Question

Form the composition $$f \circ g$$ and give the domain.$$f(x)=1 / x, \quad g(x)=(x-2) / x$$

Answer

**step1** Understanding the problem

We are given two functions, $$f(x) = \frac{1}{x}$$ and $$g(x) = \frac{x-2}{x}$$.
The task is to find the composite function $$(f \circ g)(x)$$ and its domain.

**step2** Forming the composition $$f \circ g$$

The composition $$(f \circ g)(x)$$ is defined as $$f(g(x))$$.
We substitute the expression for $$g(x)$$ into $$f(x)$$.
Since $$f(x) = \frac{1}{x}$$, we replace the $$x$$ in $$f(x)$$ with $$g(x)$$:
$$f(g(x)) = f\left(\frac{x-2}{x}\right)$$
Now, applying the rule of $$f(x)$$, which is to take the reciprocal of its input:
$$f\left(\frac{x-2}{x}\right) = \frac{1}{\frac{x-2}{x}}$$

**step3** Simplifying the expression for $$f \circ g$$

To simplify the complex fraction $$\frac{1}{\frac{x-2}{x}}$$, we can multiply the numerator by the reciprocal of the denominator:
$$\frac{1}{\frac{x-2}{x}} = 1 \times \frac{x}{x-2} = \frac{x}{x-2}$$
So, the composite function is $$(f \circ g)(x) = \frac{x}{x-2}$$.

Question1.step4 (Determining the domain of $$g(x)$$)
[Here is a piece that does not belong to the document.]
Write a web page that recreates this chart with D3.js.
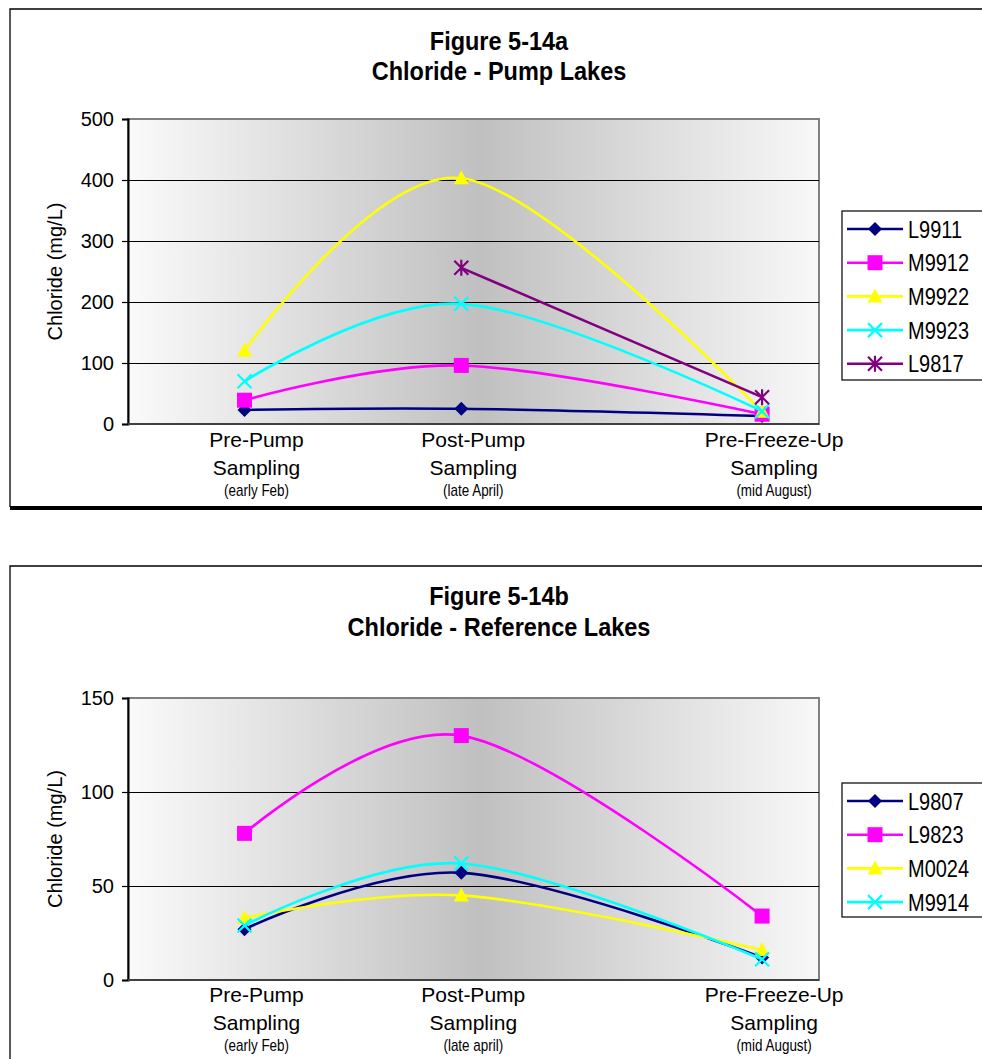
<!DOCTYPE html>
<html>
<head>
<meta charset="utf-8">
<script src="https://cdn.jsdelivr.net/npm/d3@7/dist/d3.min.js"></script>
<style>
  html, body { margin: 0; padding: 0; background: #fff; }
  svg { display: block; font-family: "Liberation Sans", Arial, sans-serif; }
</style>
</head>
<body>
<svg id="page" width="982" height="1059"></svg>
<script>
// Sampling events (day of year) and their labels
const samplingDays = [36, 116, 227];
const samplingNames = ["Pre-Pump", "Post-Pump", "Pre-Freeze-Up"];
const samplingPeriodsA = ["(early Feb)", "(late April)", "(mid August)"];
const samplingPeriodsB = ["(early Feb)", "(late april)", "(mid August)"];

// Figure 5-14a: chloride (mg/L) in pump lakes
const pumpLakes = ["L9911", "M9912", "M9922", "M9923", "L9817"];
const L9911 = [23, 25, 13];
const M9912 = [39, 96, 16];
const M9922 = [120, 403, 20];
const M9923 = [70, 197, 21];
const L9817 = [null, 256, 44];
const yTicksA = [0, 100, 200, 300, 400, 500];

// Figure 5-14b: chloride (mg/L) in reference lakes
const referenceLakes = ["L9807", "L9823", "M0024", "M9914"];
const L9807 = [27, 57, 12];
const L9823 = [78, 130, 34];
const M0024 = [33, 45, 16];
const M9914 = [29, 62, 11];
const yTicksB = [0, 50, 100, 150];

// Series styles, in legend order
const styles = [
  { color: "#000080", marker: "diamond" },
  { color: "#ff00ff", marker: "square" },
  { color: "#ffff00", marker: "triangle" },
  { color: "#00ffff", marker: "x" },
  { color: "#800080", marker: "asterisk" }
];

const svg = d3.select("#page");

// Shared plot-area gradient
const defs = svg.append("defs");
const grad = defs.append("linearGradient").attr("id", "plotFill")
  .attr("x1", "0%").attr("x2", "100%").attr("y1", "0%").attr("y2", "0%");
grad.append("stop").attr("offset", "0%").attr("stop-color", "#fafafa");
grad.append("stop").attr("offset", "51%").attr("stop-color", "#c0c0c0");
grad.append("stop").attr("offset", "100%").attr("stop-color", "#f8f8f8");

// Text squeezed horizontally (narrow face look)
function narrowText(parent, x, y, str, size, sx, anchor) {
  return parent.append("text")
    .attr("transform", `translate(${x},${y}) scale(${sx},1)`)
    .attr("text-anchor", anchor || "start")
    .attr("font-size", size).text(str);
}

function drawMarker(g, type, color) {
  if (type === "diamond") {
    g.append("path").attr("d", "M0,-7L7,0L0,7L-7,0Z").attr("fill", color);
  } else if (type === "square") {
    g.append("rect").attr("x", -7.5).attr("y", -7.5).attr("width", 15).attr("height", 15).attr("fill", color);
  } else if (type === "triangle") {
    g.append("path").attr("d", "M0,-8L7.5,6L-7.5,6Z").attr("fill", color);
  } else if (type === "x") {
    g.append("path").attr("d", "M-7,-7L7,7M-7,7L7,-7")
      .attr("stroke", color).attr("stroke-width", 2.2).attr("fill", "none");
  } else if (type === "asterisk") {
    g.append("path").attr("d", "M-7,-7L7,7M-7,7L7,-7M0,-8L0,8")
      .attr("stroke", color).attr("stroke-width", 2.2).attr("fill", "none");
  }
}

function drawChart(cfg) {
  const root = svg.append("g");

  // Chart frame
  root.append("path")
    .attr("d", `M10,${cfg.frameBottom}L10,${cfg.frameTop}L990,${cfg.frameTop}`)
    .attr("fill", "none").attr("stroke", "#000").attr("stroke-width", 1.3);
  if (cfg.shadow) {
    root.append("line").attr("x1", 10).attr("x2", 990)
      .attr("y1", cfg.frameBottom + 1).attr("y2", cfg.frameBottom + 1)
      .attr("stroke", "#000").attr("stroke-width", 4);
  }

  // Titles
  cfg.titles.forEach((t, i) => {
    narrowText(root, 499, cfg.titleY[i], t, 25, 0.94, "middle").attr("font-weight", "bold");
  });

  const x = d3.scaleLinear().domain([-7, 248]).range([cfg.left, cfg.right]);
  const y = d3.scaleLinear().domain(cfg.yDomain).range([cfg.bottom, cfg.top]);

  // Plot area
  root.append("rect")
    .attr("x", cfg.left).attr("y", cfg.top)
    .attr("width", cfg.right - cfg.left).attr("height", cfg.bottom - cfg.top)
    .attr("fill", "url(#plotFill)").attr("stroke", "#808080").attr("stroke-width", 2);

  // Gridlines
  root.append("g").selectAll("line")
    .data(cfg.ticks.filter(v => v > cfg.yDomain[0] && v < cfg.yDomain[1]))
    .join("line")
    .attr("x1", cfg.left).attr("x2", cfg.right)
    .attr("y1", d => Math.round(y(d)) + 0.5).attr("y2", d => Math.round(y(d)) + 0.5)
    .attr("stroke", "#000").attr("stroke-width", 1)
    .attr("shape-rendering", "crispEdges");

  // Y axis
  const yAxis = root.append("g")
    .attr("transform", `translate(${cfg.left},0)`)
    .call(d3.axisLeft(y).tickValues(cfg.ticks).tickSize(6).tickPadding(8).tickFormat(d3.format("d")));
  yAxis.select(".domain").attr("stroke", "#000").attr("stroke-width", 2);
  yAxis.selectAll(".tick line").attr("stroke", "#000").attr("stroke-width", 1.2);
  yAxis.selectAll(".tick text")
    .attr("font-size", 20).attr("font-family", "Liberation Sans, Arial, sans-serif").attr("fill", "#000");

  // X axis line
  root.append("line")
    .attr("x1", cfg.left).attr("x2", cfg.right)
    .attr("y1", cfg.bottom).attr("y2", cfg.bottom)
    .attr("stroke", "#404040").attr("stroke-width", 2);

  // Category labels
  samplingDays.forEach((d, i) => {
    const cx = x(d) + 12;
    root.append("text").attr("x", cx).attr("y", cfg.labelY[0]).attr("text-anchor", "middle")
      .attr("font-size", 21).text(samplingNames[i]);
    root.append("text").attr("x", cx).attr("y", cfg.labelY[1]).attr("text-anchor", "middle")
      .attr("font-size", 21).text("Sampling");
    narrowText(root, cx, cfg.labelY[2], cfg.periods[i], 16, 0.84, "middle");
  });

  // Y axis title
  const ymid = (cfg.top + cfg.bottom) / 2;
  root.append("text")
    .attr("transform", `translate(62,${ymid}) rotate(-90)`)
    .attr("text-anchor", "middle").attr("font-size", 20)
    .text("Chloride (mg/L)");

  // Series
  const line = d3.line()
    .defined(d => d.v !== null)
    .x(d => x(d.day)).y(d => y(d.v))
    .curve(d3.curveCardinal.tension(0));

  cfg.series.forEach((vals, si) => {
    const st = styles[si];
    const pts = vals.map((v, i) => ({ day: samplingDays[i], v }));
    root.append("path").datum(pts)
      .attr("d", line).attr("fill", "none")
      .attr("stroke", st.color).attr("stroke-width", 2.6);
    pts.filter(p => p.v !== null).forEach(p => {
      const g = root.append("g").attr("transform", `translate(${x(p.day)},${y(p.v)})`);
      drawMarker(g, st.marker, st.color);
    });
  });

  // Legend
  const lg = root.append("g");
  lg.append("rect").attr("x", 842).attr("y", cfg.legendTop)
    .attr("width", 160).attr("height", cfg.legendHeight)
    .attr("fill", "#fff").attr("stroke", "#000").attr("stroke-width", 1.2);
  cfg.names.forEach((n, i) => {
    const ly = cfg.legendTop + 18 + i * 33.7;
    const st = styles[i];
    lg.append("line").attr("x1", 847).attr("x2", 903).attr("y1", ly).attr("y2", ly)
      .attr("stroke", st.color).attr("stroke-width", 2.6);
    const g = lg.append("g").attr("transform", `translate(875,${ly})`);
    drawMarker(g, st.marker, st.color);
    narrowText(lg, 908, ly + 8.5, n, 23.5, 0.85);
  });
}

drawChart({
  frameTop: 9, frameBottom: 507, shadow: true,
  titles: ["Figure 5-14a", "Chloride - Pump Lakes"], titleY: [50, 80],
  left: 128, right: 819, top: 119, bottom: 424,
  yDomain: [0, 500], ticks: yTicksA,
  labelY: [447, 475, 496], periods: samplingPeriodsA,
  series: [L9911, M9912, M9922, M9923, L9817], names: pumpLakes,
  legendTop: 211, legendHeight: 169
});

drawChart({
  frameTop: 566, frameBottom: 1080, shadow: false,
  titles: ["Figure 5-14b", "Chloride - Reference Lakes"], titleY: [605, 636],
  left: 128, right: 819, top: 698, bottom: 980,
  yDomain: [0, 150], ticks: yTicksB,
  labelY: [1002, 1030, 1051], periods: samplingPeriodsB,
  series: [L9807, L9823, M0024, M9914], names: referenceLakes,
  legendTop: 783, legendHeight: 134
});
</script>
</body>
</html>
The domain of $$f \circ g$$ is restricted by two conditions:
1. The input $$x$$ must be in the domain of the inner function $$g(x)$$.
2. The output of the inner function, $$g(x)$$, must be in the domain of the outer function $$f(x)$$.
First, let's find the domain of $$g(x)$$.
$$g(x) = \frac{x-2}{x}$$
For $$g(x)$$ to be defined, its denominator cannot be zero.
Therefore, $$x \neq 0$$.
The domain of $$g(x)$$ is all real numbers except 0.

Question1.step5 (Determining the domain restriction from $$f(g(x))$$)

Next, let's consider the domain of $$f(x)$$.
$$f(x) = \frac{1}{x}$$
For $$f(x)$$ to be defined, its input (which is $$g(x)$$ in our composite function) cannot be zero.
So, we must have $$g(x) \neq 0$$.
Substitute the expression for $$g(x)$$:
$$\frac{x-2}{x} \neq 0$$
For a fraction to be non-zero, its numerator must be non-zero.
So, $$x-2 \neq 0$$.
This implies $$x \neq 2$$.

**step6** Combining the domain restrictions

We must satisfy both conditions:
1. From the domain of $$g(x)$$, we have $$x \neq 0$$.
2. From the domain of $$f(x)$$ applied to $$g(x)$$, we have $$x \neq 2$$.
Combining these restrictions, the domain of $$(f \circ g)(x)$$ is all real numbers except $$0$$ and $$2$$.
In set notation, the domain is $$\{x \mid x \neq 0 \text{ and } x \neq 2\}$$.
In interval notation, the domain is $$(-\infty, 0) \cup (0, 2) \cup (2, \infty)$$.